> _Dataset entries_:
-- -- --
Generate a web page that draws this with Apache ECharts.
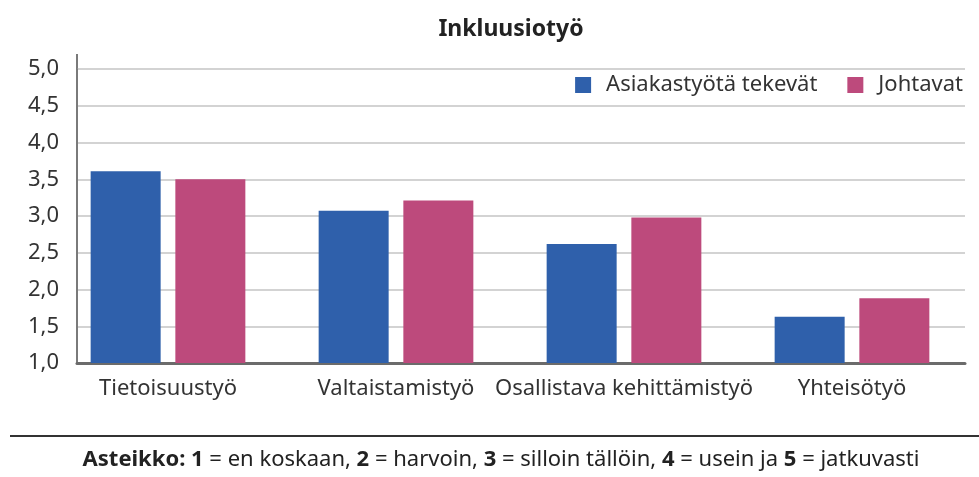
<!DOCTYPE html>
<html>
<head>
<meta charset="utf-8">
<script src="https://cdn.jsdelivr.net/npm/echarts@6/dist/echarts.min.js"></script>
<style>
  html, body { margin: 0; padding: 0; background: #fff; }
  #main { width: 979px; height: 477px; }
</style>
</head>
<body>
<div id="main"></div>
<script>
"use strict";
var categories = ['Tietoisuustyö', 'Valtaistamistyö', 'Osallistava kehittämistyö', 'Yhteisötyö'];
var seriesNames = ['Asiakastyötä tekevät', 'Johtavat'];
var asiakastyo = [3.61, 3.07, 2.62, 1.63];
var johtavat = [3.50, 3.21, 2.98, 1.88];
var yTicks = [1.0, 1.5, 2.0, 2.5, 3.0, 3.5, 4.0, 4.5, 5.0];

var chart = echarts.init(document.getElementById('main'));
var font = 'Noto Sans';

var option = {
    backgroundColor: '#fff',
    animation: false,
    textStyle: { fontFamily: font },
    title: {
        text: 'Inkluusiotyö',
        left: 506,
        top: 13,
        textAlign: 'center',
        textStyle: { fontSize: 23, fontWeight: 'bold', color: '#222', fontFamily: font }
    },
    legend: {
        data: seriesNames,
        right: 16,
        top: 72,
        icon: 'rect',
        itemWidth: 16,
        itemHeight: 16,
        itemGap: 30,
        backgroundColor: '#fff',
        padding: [2, 0, 2, 6],
        textStyle: { fontSize: 22, color: '#333', fontFamily: font, padding: [0, 0, 0, 10] }
    },
    grid: [
        { left: 54, right: 13, top: 69, bottom: 114 },
        { left: 77, right: 14, top: 69, bottom: 114 }
    ],
    xAxis: [
        {
            type: 'category',
            gridIndex: 0,
            data: categories,
            axisLine: { show: false },
            axisTick: { show: false },
            axisLabel: { fontSize: 22, color: '#333', margin: 15, fontFamily: font, interval: 0 }
        },
        {
            type: 'value',
            gridIndex: 1,
            show: true,
            min: 0, max: 1,
            axisLine: { show: true, onZero: false, lineStyle: { color: '#6b6b6b', width: 3 } },
            axisTick: { show: false },
            axisLabel: { show: false },
            splitLine: { show: false }
        }
    ],
    yAxis: [
        {
            type: 'value',
            gridIndex: 0,
            min: yTicks[0],
            max: yTicks[yTicks.length - 1],
            interval: 0.5,
            show: false
        },
        {
            type: 'value',
            gridIndex: 1,
            min: yTicks[0],
            max: yTicks[yTicks.length - 1],
            interval: 0.5,
            axisLine: { show: true, lineStyle: { color: '#7a7a7a', width: 2 } },
            axisTick: { show: false },
            axisLabel: {
                fontSize: 22,
                color: '#333',
                margin: 18,
                fontFamily: font,
                formatter: function (v) { return v.toFixed(1).replace('.', ','); }
            },
            splitLine: { lineStyle: { color: '#c4c4c4', width: 1.5 } }
        }
    ],
    series: [
        {
            name: seriesNames[0],
            type: 'bar',
            xAxisIndex: 0, yAxisIndex: 0,
            data: asiakastyo,
            barWidth: 70,
            barGap: '21%',
            z: 3,
            itemStyle: { color: '#2f60ab' }
        },
        {
            name: seriesNames[1],
            type: 'bar',
            xAxisIndex: 0, yAxisIndex: 0,
            data: johtavat,
            barWidth: 70,
            barGap: '21%',
            z: 3,
            itemStyle: { color: '#bd4a7c' }
        }
    ],
    graphic: [
        {
            type: 'line',
            shape: { x1: 77, y1: 54, x2: 77, y2: 69 },
            style: { stroke: '#7a7a7a', lineWidth: 2 }
        },
        {
            type: 'line',
            shape: { x1: 10, y1: 436, x2: 979, y2: 436 },
            style: { stroke: '#333', lineWidth: 2 }
        },
        {
            type: 'text',
            x: 501,
            y: 449,
            style: {
                text: '{b|Asteikko: 1} = en koskaan, {b|2} = harvoin, {b|3} = silloin tällöin, {b|4} = usein ja {b|5} = jatkuvasti',
                font: '22px "Noto Sans"',
                fill: '#222',
                align: 'center',
                rich: {
                    b: { fontWeight: 'bold', fontSize: 22, fontFamily: font, fill: '#222' }
                }
            }
        }
    ]
};
chart.setOption(option);
</script>
</body>
</html>
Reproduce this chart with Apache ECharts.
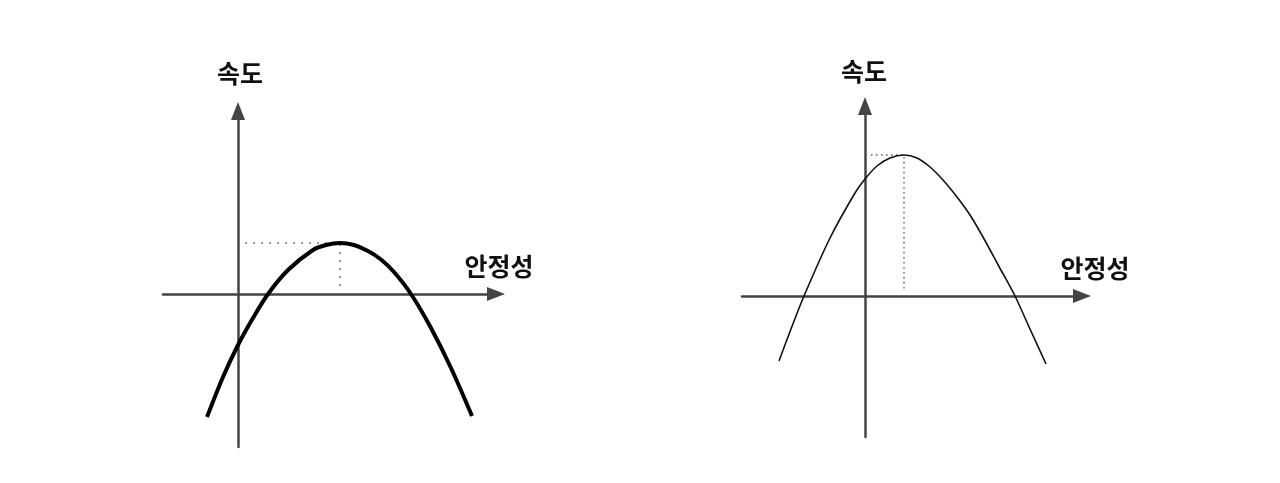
<!DOCTYPE html>
<html>
<head>
<meta charset="utf-8">
<script src="https://cdn.jsdelivr.net/npm/echarts@6/dist/echarts.min.js"></script>
<style>
  html, body { margin: 0; padding: 0; background: #ffffff; }
  #chart { width: 1280px; height: 483px; }
</style>
</head>
<body>
<div id="chart"></div>
<script>
var myChart = echarts.init(document.getElementById('chart'));

// axis titles
var yName = '속도';
var xName = '안정성';

// left panel: curve (x = 안정성, y = 속도)
var leftCurve = [
	[-3.1, -12.3], [-1.5, -8.3], [0, -5.1], [1.5, -2.4], [3.0, 0],
	[5.0, 2.4], [7.5, 4.4], [8.8, 4.9], [10.2, 5.1], [11.6, 4.9],
	[13.0, 4.3], [14.3, 3.45], [15.6, 2.2], [17.3, 0], [19.3, -3.4],
	[21.3, -7.4], [23.4, -12.2]
];
var leftPeak = [10.2, 5.1];
var leftGuideStart = 0.7;

// right panel
var rightCurve = [
	[-8.6, -6.5], [-7.4, -3.3], [-6.1, 0], [-3.5, 5.8], [-1.0, 10.3],
	[0, 11.7], [1.2, 13.0], [2.5, 13.8], [3.9, 14.1], [5.2, 13.8],
	[6.5, 12.9], [7.8, 11.6], [9.2, 9.9], [10.5, 8.1], [11.8, 5.9],
	[13.4, 2.95], [15.0, 0], [16.5, -3.3], [18.1, -6.8]
];
var rightPeak = [3.9, 14.1];
var rightGuideStart = 0.6;

// axis extents for each panel
var leftX = [-7.5, 25.8];
var leftY = [-15.3, 18.3];
var rightX = [-12.3, 21.7];
var rightY = [-14.1, 19.0];

var axisColor = '#444444';

function makeAxis(range, idx) {
	return {
		type: 'value',
		gridIndex: idx,
		min: range[0],
		max: range[1],
		axisLine: {
			show: true,
			onZero: true,
			symbol: ['none', 'triangle'],
			symbolSize: [14, 18],
			lineStyle: { color: axisColor, width: 2.5 }
		},
		axisTick: { show: false },
		axisLabel: { show: false },
		splitLine: { show: false }
	};
}

function guide(peak, start) {
	return [[start, peak[1]], [peak[0], peak[1]], [peak[0], 0.5]];
}

var labelFont = 'bold 25px "Noto Sans CJK KR"';

var option = {
	backgroundColor: '#ffffff',
	animation: false,
	grid: [
		{ left: 163, top: 111, width: 333, height: 336 },
		{ left: 742, top: 106, width: 340, height: 331 }
	],
	xAxis: [makeAxis(leftX, 0), makeAxis(rightX, 1)],
	yAxis: [makeAxis(leftY, 0), makeAxis(rightY, 1)],
	graphic: [
		{ type: 'text', x: 240, y: 73, style: { text: yName, font: labelFont, fill: '#111', align: 'center', verticalAlign: 'middle' } },
		{ type: 'text', x: 499, y: 266, style: { text: xName, font: labelFont, fill: '#111', align: 'center', verticalAlign: 'middle' } },
		{ type: 'text', x: 864, y: 71, style: { text: yName, font: labelFont, fill: '#111', align: 'center', verticalAlign: 'middle' } },
		{ type: 'text', x: 1095, y: 268, style: { text: xName, font: labelFont, fill: '#111', align: 'center', verticalAlign: 'middle' } }
	],
	series: [
		{
			type: 'line',
			xAxisIndex: 0, yAxisIndex: 0,
			data: guide(leftPeak, leftGuideStart),
			showSymbol: false,
			lineStyle: { color: '#777', width: 1.5, type: [2, 6] },
			z: 1
		},
		{
			type: 'line',
			xAxisIndex: 0, yAxisIndex: 0,
			data: leftCurve,
			smooth: 0.3,
			showSymbol: false,
			lineStyle: { color: '#000', width: 4 },
			z: 3
		},
		{
			type: 'line',
			xAxisIndex: 1, yAxisIndex: 1,
			data: guide(rightPeak, rightGuideStart),
			showSymbol: false,
			lineStyle: { color: '#555', width: 1.3, type: [1.5, 3.5] },
			z: 1
		},
		{
			type: 'line',
			xAxisIndex: 1, yAxisIndex: 1,
			data: rightCurve,
			smooth: 0.3,
			showSymbol: false,
			lineStyle: { color: '#111', width: 1.6 },
			z: 3
		}
	]
};

myChart.setOption(option);
</script>
</body>
</html>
-- -- --
> _Direction_: Skip the pictures and restate exactly the lines from the beginning of the listing to the line with "var font = 'Noto Sans';", that line included.

> _Task result_:
Generate a web page that draws this with Apache ECharts.
<!DOCTYPE html>
<html>
<head>
<meta charset="utf-8">
<script src="https://cdn.jsdelivr.net/npm/echarts@6/dist/echarts.min.js"></script>
<style>
  html, body { margin: 0; padding: 0; background: #fff; }
  #main { width: 979px; height: 477px; }
</style>
</head>
<body>
<div id="main"></div>
<script>
"use strict";
var categories = ['Tietoisuustyö', 'Valtaistamistyö', 'Osallistava kehittämistyö', 'Yhteisötyö'];
var seriesNames = ['Asiakastyötä tekevät', 'Johtavat'];
var asiakastyo = [3.61, 3.07, 2.62, 1.63];
var johtavat = [3.50, 3.21, 2.98, 1.88];
var yTicks = [1.0, 1.5, 2.0, 2.5, 3.0, 3.5, 4.0, 4.5, 5.0];

var chart = echarts.init(document.getElementById('main'));
var font = 'Noto Sans';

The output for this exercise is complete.